Exercise goal: Write out exactly the lines of the entries below from the one holding "Give me the Plotly source for this chart." to the one holding "import plotly.graph_objects as go", inclusive, and leave out all other lines.
[start of Records shown]
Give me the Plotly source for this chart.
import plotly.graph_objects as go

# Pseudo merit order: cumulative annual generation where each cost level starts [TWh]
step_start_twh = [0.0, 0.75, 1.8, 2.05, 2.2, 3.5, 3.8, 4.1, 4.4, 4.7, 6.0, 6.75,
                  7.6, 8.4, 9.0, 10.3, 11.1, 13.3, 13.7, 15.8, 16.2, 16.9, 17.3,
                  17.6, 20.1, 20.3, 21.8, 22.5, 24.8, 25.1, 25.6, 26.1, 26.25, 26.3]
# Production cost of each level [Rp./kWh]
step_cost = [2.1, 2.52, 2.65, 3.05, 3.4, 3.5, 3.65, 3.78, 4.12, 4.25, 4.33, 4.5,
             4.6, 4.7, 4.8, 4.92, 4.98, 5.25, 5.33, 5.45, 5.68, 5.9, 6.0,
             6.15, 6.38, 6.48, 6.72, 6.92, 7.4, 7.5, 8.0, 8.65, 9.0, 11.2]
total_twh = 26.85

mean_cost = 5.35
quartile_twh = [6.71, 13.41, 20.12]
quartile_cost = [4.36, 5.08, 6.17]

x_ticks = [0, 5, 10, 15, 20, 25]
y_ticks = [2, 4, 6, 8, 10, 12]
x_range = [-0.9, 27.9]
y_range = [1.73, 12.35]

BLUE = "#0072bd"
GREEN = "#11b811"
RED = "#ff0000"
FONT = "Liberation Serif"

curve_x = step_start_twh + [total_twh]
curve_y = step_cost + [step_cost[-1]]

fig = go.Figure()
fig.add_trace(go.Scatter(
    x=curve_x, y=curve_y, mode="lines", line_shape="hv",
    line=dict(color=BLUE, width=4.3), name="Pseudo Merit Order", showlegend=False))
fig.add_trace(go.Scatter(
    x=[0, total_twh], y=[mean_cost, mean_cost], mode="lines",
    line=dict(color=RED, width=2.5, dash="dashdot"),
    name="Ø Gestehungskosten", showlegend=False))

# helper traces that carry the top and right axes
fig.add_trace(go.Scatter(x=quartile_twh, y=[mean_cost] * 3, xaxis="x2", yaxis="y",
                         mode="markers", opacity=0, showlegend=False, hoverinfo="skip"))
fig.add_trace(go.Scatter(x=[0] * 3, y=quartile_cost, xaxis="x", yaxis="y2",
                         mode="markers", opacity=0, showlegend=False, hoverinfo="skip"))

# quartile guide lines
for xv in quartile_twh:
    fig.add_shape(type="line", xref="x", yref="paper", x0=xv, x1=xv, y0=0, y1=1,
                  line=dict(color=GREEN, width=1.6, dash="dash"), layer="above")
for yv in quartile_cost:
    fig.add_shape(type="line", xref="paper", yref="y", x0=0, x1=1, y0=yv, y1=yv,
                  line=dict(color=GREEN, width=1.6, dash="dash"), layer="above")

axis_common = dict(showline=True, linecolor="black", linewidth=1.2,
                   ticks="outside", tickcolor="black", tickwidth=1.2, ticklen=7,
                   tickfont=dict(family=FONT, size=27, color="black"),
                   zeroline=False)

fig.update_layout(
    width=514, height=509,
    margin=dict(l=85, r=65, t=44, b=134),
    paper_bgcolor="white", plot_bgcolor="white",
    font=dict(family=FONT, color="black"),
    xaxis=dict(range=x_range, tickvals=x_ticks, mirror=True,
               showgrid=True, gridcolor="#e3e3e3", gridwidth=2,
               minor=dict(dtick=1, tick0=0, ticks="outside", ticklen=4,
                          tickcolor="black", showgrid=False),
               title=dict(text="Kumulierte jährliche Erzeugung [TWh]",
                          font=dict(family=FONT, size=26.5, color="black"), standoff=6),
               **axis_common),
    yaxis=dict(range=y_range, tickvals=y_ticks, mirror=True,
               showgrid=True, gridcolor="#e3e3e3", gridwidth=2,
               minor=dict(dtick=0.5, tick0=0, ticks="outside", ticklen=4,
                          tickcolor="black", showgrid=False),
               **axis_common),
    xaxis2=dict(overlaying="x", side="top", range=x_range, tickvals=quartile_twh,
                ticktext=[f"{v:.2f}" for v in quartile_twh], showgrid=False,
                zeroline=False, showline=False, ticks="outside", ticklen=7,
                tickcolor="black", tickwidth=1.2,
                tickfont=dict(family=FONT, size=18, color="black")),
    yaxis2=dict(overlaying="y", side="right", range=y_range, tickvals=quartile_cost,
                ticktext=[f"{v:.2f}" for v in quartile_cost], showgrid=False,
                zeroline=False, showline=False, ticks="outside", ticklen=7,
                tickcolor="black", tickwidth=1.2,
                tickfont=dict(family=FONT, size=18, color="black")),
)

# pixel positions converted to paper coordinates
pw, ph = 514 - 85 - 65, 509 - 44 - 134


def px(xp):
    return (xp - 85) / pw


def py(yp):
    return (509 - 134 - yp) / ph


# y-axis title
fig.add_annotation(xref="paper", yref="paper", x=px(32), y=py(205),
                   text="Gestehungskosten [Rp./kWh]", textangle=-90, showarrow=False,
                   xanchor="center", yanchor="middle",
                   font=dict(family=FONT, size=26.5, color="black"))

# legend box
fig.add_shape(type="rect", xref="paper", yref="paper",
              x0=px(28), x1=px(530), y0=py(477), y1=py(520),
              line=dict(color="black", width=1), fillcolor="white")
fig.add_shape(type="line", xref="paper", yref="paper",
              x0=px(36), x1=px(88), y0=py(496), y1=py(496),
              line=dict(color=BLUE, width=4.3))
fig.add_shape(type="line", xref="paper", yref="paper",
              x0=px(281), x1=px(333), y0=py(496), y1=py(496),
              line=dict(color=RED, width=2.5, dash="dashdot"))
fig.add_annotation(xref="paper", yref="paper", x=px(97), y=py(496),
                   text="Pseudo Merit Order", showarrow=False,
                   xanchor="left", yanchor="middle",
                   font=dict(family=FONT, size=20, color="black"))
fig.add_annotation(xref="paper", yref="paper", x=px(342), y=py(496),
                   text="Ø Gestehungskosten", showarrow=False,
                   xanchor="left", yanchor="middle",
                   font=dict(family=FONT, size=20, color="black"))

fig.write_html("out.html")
[end of Records shown]
[start of Records shown]
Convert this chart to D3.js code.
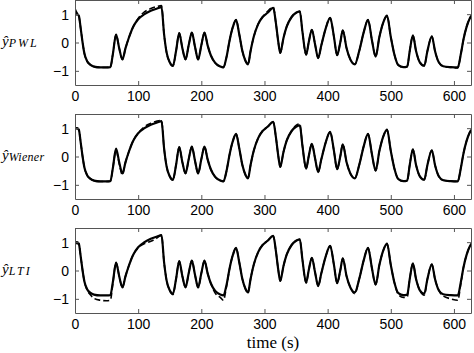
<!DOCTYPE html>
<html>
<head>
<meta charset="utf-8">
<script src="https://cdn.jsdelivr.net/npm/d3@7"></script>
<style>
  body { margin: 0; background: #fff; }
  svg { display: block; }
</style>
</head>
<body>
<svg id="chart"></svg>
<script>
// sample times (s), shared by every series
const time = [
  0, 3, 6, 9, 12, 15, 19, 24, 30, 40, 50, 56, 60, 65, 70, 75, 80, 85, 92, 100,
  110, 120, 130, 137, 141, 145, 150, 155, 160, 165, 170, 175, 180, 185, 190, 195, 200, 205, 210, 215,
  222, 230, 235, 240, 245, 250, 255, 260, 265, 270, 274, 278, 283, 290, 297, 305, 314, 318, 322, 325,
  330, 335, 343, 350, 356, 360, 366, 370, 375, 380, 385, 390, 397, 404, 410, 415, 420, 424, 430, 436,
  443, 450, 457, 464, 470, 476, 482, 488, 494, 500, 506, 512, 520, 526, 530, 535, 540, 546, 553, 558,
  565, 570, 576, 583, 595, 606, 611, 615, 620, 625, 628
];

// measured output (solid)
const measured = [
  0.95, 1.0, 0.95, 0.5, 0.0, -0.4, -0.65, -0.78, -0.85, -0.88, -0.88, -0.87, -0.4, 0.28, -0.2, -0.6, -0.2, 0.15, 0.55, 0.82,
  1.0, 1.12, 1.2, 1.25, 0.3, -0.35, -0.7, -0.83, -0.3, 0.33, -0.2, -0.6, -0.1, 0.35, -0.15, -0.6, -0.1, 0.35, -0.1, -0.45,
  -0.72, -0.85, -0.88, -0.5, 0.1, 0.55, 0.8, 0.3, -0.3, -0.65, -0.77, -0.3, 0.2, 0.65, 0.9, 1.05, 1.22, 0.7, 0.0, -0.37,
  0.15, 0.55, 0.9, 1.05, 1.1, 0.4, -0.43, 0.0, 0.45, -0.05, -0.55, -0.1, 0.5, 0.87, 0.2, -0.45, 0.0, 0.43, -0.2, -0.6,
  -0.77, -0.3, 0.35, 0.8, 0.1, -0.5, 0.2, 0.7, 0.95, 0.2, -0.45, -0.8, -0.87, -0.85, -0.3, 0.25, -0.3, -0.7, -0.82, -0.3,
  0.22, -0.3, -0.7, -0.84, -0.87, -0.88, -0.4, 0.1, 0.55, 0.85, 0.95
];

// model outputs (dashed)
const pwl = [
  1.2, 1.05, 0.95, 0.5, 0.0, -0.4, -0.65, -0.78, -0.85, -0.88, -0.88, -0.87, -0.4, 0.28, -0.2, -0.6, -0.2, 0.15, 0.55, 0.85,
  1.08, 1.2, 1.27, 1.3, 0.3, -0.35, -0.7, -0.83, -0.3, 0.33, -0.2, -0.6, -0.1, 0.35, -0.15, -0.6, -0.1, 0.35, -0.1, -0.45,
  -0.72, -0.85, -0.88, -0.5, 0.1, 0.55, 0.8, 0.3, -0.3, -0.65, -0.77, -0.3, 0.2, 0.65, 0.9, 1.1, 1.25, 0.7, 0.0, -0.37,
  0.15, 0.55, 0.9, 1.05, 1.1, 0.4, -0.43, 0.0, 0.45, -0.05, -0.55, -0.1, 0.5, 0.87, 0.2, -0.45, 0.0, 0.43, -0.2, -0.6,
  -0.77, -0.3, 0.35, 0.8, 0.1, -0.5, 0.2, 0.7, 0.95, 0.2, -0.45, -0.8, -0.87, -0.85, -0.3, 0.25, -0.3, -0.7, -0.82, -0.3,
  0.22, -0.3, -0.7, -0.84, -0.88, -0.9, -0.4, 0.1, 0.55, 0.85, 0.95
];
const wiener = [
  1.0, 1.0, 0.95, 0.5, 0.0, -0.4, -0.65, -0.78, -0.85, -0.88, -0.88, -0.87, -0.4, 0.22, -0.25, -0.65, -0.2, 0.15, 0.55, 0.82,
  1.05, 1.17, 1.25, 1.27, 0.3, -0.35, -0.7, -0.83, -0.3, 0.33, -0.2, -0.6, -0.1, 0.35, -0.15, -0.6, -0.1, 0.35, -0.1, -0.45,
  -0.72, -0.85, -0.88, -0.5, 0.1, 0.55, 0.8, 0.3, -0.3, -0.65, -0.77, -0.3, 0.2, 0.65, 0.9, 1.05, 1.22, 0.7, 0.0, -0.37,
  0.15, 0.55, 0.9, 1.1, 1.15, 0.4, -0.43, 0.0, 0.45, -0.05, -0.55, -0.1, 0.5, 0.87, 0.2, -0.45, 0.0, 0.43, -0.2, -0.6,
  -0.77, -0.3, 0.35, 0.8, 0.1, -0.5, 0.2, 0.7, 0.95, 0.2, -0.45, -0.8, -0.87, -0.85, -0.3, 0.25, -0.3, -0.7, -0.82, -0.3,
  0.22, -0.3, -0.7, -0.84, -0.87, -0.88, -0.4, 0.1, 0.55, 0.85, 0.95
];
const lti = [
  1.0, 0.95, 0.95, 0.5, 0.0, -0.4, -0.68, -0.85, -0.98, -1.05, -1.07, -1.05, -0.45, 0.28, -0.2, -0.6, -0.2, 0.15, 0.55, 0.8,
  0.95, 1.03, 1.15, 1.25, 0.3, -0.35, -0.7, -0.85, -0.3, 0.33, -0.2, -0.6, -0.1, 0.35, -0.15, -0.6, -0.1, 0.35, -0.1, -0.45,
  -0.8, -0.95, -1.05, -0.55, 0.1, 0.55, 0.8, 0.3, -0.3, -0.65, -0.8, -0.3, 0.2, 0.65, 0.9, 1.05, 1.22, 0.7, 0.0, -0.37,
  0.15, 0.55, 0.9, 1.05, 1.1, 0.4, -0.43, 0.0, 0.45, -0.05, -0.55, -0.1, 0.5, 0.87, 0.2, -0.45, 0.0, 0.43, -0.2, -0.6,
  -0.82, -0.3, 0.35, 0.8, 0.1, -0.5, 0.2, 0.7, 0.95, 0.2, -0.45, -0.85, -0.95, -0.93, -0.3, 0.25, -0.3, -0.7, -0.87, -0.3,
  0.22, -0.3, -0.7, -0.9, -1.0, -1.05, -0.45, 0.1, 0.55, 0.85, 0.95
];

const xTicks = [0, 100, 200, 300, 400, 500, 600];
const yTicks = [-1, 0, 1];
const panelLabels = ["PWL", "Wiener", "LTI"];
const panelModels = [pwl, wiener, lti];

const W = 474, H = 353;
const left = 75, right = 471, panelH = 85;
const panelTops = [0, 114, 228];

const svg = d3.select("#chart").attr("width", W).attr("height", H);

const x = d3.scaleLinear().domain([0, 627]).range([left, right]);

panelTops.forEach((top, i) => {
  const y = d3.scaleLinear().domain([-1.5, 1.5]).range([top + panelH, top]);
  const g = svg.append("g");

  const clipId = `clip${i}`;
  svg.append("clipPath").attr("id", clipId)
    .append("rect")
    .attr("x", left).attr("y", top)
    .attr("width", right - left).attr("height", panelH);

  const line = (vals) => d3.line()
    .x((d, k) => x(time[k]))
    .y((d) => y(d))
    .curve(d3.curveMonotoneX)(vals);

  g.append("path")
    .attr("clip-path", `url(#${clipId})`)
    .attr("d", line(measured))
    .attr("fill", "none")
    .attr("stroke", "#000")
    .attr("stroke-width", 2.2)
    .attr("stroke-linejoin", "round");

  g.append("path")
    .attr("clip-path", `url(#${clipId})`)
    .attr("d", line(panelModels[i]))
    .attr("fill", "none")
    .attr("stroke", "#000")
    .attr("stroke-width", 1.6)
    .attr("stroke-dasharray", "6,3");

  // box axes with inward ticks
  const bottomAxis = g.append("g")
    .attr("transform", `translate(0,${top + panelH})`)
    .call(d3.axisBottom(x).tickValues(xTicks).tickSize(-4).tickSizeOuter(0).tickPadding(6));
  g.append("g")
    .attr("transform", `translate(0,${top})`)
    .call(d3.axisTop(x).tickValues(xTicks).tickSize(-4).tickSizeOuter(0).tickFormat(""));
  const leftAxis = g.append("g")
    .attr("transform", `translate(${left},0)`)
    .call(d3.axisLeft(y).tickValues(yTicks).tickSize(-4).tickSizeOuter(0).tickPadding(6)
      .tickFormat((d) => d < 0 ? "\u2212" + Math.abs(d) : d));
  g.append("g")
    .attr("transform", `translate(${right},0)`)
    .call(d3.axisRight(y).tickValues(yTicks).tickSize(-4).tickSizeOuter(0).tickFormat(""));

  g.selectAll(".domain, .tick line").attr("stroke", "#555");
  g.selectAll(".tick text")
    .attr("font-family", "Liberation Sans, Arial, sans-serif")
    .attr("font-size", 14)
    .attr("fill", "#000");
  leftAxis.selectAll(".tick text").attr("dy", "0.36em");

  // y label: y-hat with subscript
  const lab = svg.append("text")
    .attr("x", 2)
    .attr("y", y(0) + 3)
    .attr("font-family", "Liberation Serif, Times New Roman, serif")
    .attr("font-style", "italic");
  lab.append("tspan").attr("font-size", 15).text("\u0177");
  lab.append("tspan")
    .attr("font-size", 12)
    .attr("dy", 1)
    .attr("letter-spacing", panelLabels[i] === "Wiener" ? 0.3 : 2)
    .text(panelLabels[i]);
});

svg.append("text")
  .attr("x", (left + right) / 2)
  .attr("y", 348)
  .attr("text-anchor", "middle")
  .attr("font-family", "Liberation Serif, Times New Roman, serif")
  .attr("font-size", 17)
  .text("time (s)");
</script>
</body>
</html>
[end of Records shown]
Full response:
Give me the Plotly source for this chart.
import plotly.graph_objects as go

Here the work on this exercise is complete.